_Given material_
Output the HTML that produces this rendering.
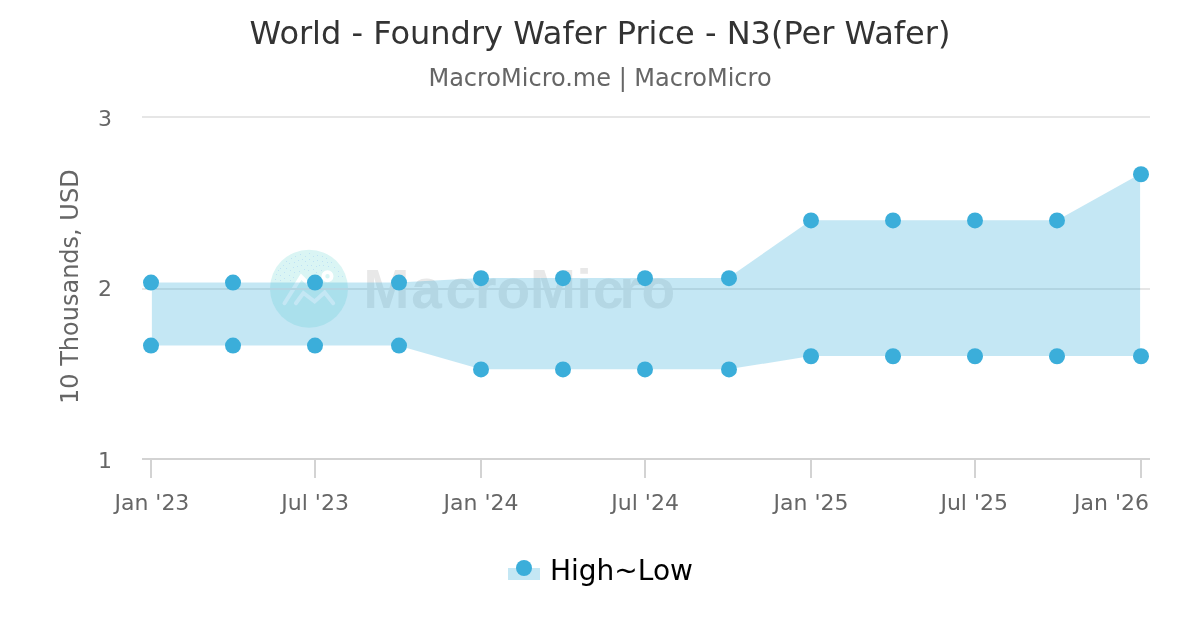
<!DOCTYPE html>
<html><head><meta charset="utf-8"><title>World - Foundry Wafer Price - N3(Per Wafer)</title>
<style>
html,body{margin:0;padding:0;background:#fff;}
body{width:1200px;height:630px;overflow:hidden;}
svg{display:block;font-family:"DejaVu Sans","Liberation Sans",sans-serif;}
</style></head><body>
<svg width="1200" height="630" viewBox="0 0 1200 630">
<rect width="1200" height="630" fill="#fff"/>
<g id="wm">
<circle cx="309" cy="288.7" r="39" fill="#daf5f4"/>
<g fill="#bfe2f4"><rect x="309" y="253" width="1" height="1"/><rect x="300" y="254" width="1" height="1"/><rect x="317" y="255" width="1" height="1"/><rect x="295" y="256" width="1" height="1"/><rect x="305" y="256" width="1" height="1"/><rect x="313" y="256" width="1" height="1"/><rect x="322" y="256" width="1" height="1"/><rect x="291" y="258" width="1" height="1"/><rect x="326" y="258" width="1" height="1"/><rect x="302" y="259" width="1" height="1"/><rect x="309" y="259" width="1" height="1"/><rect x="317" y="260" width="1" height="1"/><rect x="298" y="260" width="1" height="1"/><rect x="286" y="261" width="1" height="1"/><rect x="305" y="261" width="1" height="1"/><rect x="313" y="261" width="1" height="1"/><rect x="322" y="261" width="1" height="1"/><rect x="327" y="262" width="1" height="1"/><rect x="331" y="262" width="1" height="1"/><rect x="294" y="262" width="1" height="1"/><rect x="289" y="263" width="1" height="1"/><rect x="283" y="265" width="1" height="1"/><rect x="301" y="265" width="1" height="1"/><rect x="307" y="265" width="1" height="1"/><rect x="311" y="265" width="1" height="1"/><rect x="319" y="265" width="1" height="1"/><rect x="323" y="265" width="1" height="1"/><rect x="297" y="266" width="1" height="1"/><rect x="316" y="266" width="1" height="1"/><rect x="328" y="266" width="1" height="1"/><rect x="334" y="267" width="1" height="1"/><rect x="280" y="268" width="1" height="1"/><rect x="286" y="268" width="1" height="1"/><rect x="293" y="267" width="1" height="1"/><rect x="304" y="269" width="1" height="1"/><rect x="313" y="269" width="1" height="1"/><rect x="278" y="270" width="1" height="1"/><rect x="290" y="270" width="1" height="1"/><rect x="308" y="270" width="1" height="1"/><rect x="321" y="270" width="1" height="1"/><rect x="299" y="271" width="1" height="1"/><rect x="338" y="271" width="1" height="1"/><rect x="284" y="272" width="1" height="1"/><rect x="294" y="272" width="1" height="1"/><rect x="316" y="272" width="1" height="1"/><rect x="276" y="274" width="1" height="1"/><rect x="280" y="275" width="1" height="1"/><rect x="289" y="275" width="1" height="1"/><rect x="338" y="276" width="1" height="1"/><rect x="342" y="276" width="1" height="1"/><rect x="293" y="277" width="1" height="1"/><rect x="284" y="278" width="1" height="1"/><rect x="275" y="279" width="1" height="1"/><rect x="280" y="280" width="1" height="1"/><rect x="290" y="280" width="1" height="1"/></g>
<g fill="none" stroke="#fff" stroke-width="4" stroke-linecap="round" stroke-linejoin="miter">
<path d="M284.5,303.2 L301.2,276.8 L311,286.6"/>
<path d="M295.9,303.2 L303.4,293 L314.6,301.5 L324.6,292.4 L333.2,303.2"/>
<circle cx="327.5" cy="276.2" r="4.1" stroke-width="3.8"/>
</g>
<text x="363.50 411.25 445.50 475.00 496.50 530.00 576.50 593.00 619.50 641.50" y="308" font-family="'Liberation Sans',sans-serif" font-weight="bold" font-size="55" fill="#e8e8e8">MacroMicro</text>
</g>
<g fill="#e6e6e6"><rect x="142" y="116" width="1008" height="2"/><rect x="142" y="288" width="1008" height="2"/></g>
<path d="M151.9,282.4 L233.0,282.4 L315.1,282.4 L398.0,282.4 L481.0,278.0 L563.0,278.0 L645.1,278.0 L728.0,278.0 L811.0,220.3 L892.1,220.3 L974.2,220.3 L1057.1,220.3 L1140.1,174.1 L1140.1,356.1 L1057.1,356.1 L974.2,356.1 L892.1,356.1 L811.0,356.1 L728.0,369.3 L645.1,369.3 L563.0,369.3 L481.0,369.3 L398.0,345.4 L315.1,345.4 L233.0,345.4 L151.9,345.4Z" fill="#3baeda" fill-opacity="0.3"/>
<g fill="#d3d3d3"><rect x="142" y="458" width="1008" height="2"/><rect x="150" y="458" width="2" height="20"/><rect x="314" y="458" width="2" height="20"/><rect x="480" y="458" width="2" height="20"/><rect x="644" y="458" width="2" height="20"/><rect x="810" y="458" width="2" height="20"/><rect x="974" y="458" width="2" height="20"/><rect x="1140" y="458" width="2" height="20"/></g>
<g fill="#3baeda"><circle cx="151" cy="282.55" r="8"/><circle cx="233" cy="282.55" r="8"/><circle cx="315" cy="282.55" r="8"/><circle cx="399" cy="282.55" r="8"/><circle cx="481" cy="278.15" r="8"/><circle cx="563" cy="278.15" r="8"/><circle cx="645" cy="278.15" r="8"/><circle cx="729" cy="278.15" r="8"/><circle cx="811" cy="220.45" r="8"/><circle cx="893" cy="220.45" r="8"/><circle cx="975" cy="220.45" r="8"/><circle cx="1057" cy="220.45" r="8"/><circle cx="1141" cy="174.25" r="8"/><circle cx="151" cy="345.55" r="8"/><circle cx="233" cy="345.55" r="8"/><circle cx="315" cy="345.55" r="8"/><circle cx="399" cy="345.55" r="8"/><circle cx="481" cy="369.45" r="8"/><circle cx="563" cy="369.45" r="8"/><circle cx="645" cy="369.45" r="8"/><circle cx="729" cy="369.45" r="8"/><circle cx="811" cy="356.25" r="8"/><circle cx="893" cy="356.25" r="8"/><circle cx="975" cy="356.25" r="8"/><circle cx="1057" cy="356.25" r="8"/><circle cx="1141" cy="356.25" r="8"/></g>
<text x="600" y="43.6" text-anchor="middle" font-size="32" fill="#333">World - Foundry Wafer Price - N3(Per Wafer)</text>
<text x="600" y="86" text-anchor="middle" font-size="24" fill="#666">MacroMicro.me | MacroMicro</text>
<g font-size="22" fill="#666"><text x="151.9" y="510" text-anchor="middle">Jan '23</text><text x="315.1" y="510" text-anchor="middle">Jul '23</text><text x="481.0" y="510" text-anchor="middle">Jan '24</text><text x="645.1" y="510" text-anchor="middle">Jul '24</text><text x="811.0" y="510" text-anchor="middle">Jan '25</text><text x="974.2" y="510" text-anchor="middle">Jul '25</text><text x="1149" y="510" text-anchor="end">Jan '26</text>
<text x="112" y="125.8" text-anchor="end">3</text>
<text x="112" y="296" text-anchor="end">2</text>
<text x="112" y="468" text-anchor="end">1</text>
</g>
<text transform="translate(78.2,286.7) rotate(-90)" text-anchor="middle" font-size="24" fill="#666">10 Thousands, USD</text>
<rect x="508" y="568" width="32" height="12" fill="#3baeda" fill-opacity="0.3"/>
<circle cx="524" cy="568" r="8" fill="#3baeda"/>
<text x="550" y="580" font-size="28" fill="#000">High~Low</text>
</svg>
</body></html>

_What you have to do_
Copy the listing over exactly, skipping the pictures it holds.

_The answer_
Output the HTML that produces this rendering.
<!DOCTYPE html>
<html><head><meta charset="utf-8"><title>World - Foundry Wafer Price - N3(Per Wafer)</title>
<style>
html,body{margin:0;padding:0;background:#fff;}
body{width:1200px;height:630px;overflow:hidden;}
svg{display:block;font-family:"DejaVu Sans","Liberation Sans",sans-serif;}
</style></head><body>
<svg width="1200" height="630" viewBox="0 0 1200 630">
<rect width="1200" height="630" fill="#fff"/>
<g id="wm">
<circle cx="309" cy="288.7" r="39" fill="#daf5f4"/>
<g fill="#bfe2f4"><rect x="309" y="253" width="1" height="1"/><rect x="300" y="254" width="1" height="1"/><rect x="317" y="255" width="1" height="1"/><rect x="295" y="256" width="1" height="1"/><rect x="305" y="256" width="1" height="1"/><rect x="313" y="256" width="1" height="1"/><rect x="322" y="256" width="1" height="1"/><rect x="291" y="258" width="1" height="1"/><rect x="326" y="258" width="1" height="1"/><rect x="302" y="259" width="1" height="1"/><rect x="309" y="259" width="1" height="1"/><rect x="317" y="260" width="1" height="1"/><rect x="298" y="260" width="1" height="1"/><rect x="286" y="261" width="1" height="1"/><rect x="305" y="261" width="1" height="1"/><rect x="313" y="261" width="1" height="1"/><rect x="322" y="261" width="1" height="1"/><rect x="327" y="262" width="1" height="1"/><rect x="331" y="262" width="1" height="1"/><rect x="294" y="262" width="1" height="1"/><rect x="289" y="263" width="1" height="1"/><rect x="283" y="265" width="1" height="1"/><rect x="301" y="265" width="1" height="1"/><rect x="307" y="265" width="1" height="1"/><rect x="311" y="265" width="1" height="1"/><rect x="319" y="265" width="1" height="1"/><rect x="323" y="265" width="1" height="1"/><rect x="297" y="266" width="1" height="1"/><rect x="316" y="266" width="1" height="1"/><rect x="328" y="266" width="1" height="1"/><rect x="334" y="267" width="1" height="1"/><rect x="280" y="268" width="1" height="1"/><rect x="286" y="268" width="1" height="1"/><rect x="293" y="267" width="1" height="1"/><rect x="304" y="269" width="1" height="1"/><rect x="313" y="269" width="1" height="1"/><rect x="278" y="270" width="1" height="1"/><rect x="290" y="270" width="1" height="1"/><rect x="308" y="270" width="1" height="1"/><rect x="321" y="270" width="1" height="1"/><rect x="299" y="271" width="1" height="1"/><rect x="338" y="271" width="1" height="1"/><rect x="284" y="272" width="1" height="1"/><rect x="294" y="272" width="1" height="1"/><rect x="316" y="272" width="1" height="1"/><rect x="276" y="274" width="1" height="1"/><rect x="280" y="275" width="1" height="1"/><rect x="289" y="275" width="1" height="1"/><rect x="338" y="276" width="1" height="1"/><rect x="342" y="276" width="1" height="1"/><rect x="293" y="277" width="1" height="1"/><rect x="284" y="278" width="1" height="1"/><rect x="275" y="279" width="1" height="1"/><rect x="280" y="280" width="1" height="1"/><rect x="290" y="280" width="1" height="1"/></g>
<g fill="none" stroke="#fff" stroke-width="4" stroke-linecap="round" stroke-linejoin="miter">
<path d="M284.5,303.2 L301.2,276.8 L311,286.6"/>
<path d="M295.9,303.2 L303.4,293 L314.6,301.5 L324.6,292.4 L333.2,303.2"/>
<circle cx="327.5" cy="276.2" r="4.1" stroke-width="3.8"/>
</g>
<text x="363.50 411.25 445.50 475.00 496.50 530.00 576.50 593.00 619.50 641.50" y="308" font-family="'Liberation Sans',sans-serif" font-weight="bold" font-size="55" fill="#e8e8e8">MacroMicro</text>
</g>
<g fill="#e6e6e6"><rect x="142" y="116" width="1008" height="2"/><rect x="142" y="288" width="1008" height="2"/></g>
<path d="M151.9,282.4 L233.0,282.4 L315.1,282.4 L398.0,282.4 L481.0,278.0 L563.0,278.0 L645.1,278.0 L728.0,278.0 L811.0,220.3 L892.1,220.3 L974.2,220.3 L1057.1,220.3 L1140.1,174.1 L1140.1,356.1 L1057.1,356.1 L974.2,356.1 L892.1,356.1 L811.0,356.1 L728.0,369.3 L645.1,369.3 L563.0,369.3 L481.0,369.3 L398.0,345.4 L315.1,345.4 L233.0,345.4 L151.9,345.4Z" fill="#3baeda" fill-opacity="0.3"/>
<g fill="#d3d3d3"><rect x="142" y="458" width="1008" height="2"/><rect x="150" y="458" width="2" height="20"/><rect x="314" y="458" width="2" height="20"/><rect x="480" y="458" width="2" height="20"/><rect x="644" y="458" width="2" height="20"/><rect x="810" y="458" width="2" height="20"/><rect x="974" y="458" width="2" height="20"/><rect x="1140" y="458" width="2" height="20"/></g>
<g fill="#3baeda"><circle cx="151" cy="282.55" r="8"/><circle cx="233" cy="282.55" r="8"/><circle cx="315" cy="282.55" r="8"/><circle cx="399" cy="282.55" r="8"/><circle cx="481" cy="278.15" r="8"/><circle cx="563" cy="278.15" r="8"/><circle cx="645" cy="278.15" r="8"/><circle cx="729" cy="278.15" r="8"/><circle cx="811" cy="220.45" r="8"/><circle cx="893" cy="220.45" r="8"/><circle cx="975" cy="220.45" r="8"/><circle cx="1057" cy="220.45" r="8"/><circle cx="1141" cy="174.25" r="8"/><circle cx="151" cy="345.55" r="8"/><circle cx="233" cy="345.55" r="8"/><circle cx="315" cy="345.55" r="8"/><circle cx="399" cy="345.55" r="8"/><circle cx="481" cy="369.45" r="8"/><circle cx="563" cy="369.45" r="8"/><circle cx="645" cy="369.45" r="8"/><circle cx="729" cy="369.45" r="8"/><circle cx="811" cy="356.25" r="8"/><circle cx="893" cy="356.25" r="8"/><circle cx="975" cy="356.25" r="8"/><circle cx="1057" cy="356.25" r="8"/><circle cx="1141" cy="356.25" r="8"/></g>
<text x="600" y="43.6" text-anchor="middle" font-size="32" fill="#333">World - Foundry Wafer Price - N3(Per Wafer)</text>
<text x="600" y="86" text-anchor="middle" font-size="24" fill="#666">MacroMicro.me | MacroMicro</text>
<g font-size="22" fill="#666"><text x="151.9" y="510" text-anchor="middle">Jan '23</text><text x="315.1" y="510" text-anchor="middle">Jul '23</text><text x="481.0" y="510" text-anchor="middle">Jan '24</text><text x="645.1" y="510" text-anchor="middle">Jul '24</text><text x="811.0" y="510" text-anchor="middle">Jan '25</text><text x="974.2" y="510" text-anchor="middle">Jul '25</text><text x="1149" y="510" text-anchor="end">Jan '26</text>
<text x="112" y="125.8" text-anchor="end">3</text>
<text x="112" y="296" text-anchor="end">2</text>
<text x="112" y="468" text-anchor="end">1</text>
</g>
<text transform="translate(78.2,286.7) rotate(-90)" text-anchor="middle" font-size="24" fill="#666">10 Thousands, USD</text>
<rect x="508" y="568" width="32" height="12" fill="#3baeda" fill-opacity="0.3"/>
<circle cx="524" cy="568" r="8" fill="#3baeda"/>
<text x="550" y="580" font-size="28" fill="#000">High~Low</text>
</svg>
</body></html>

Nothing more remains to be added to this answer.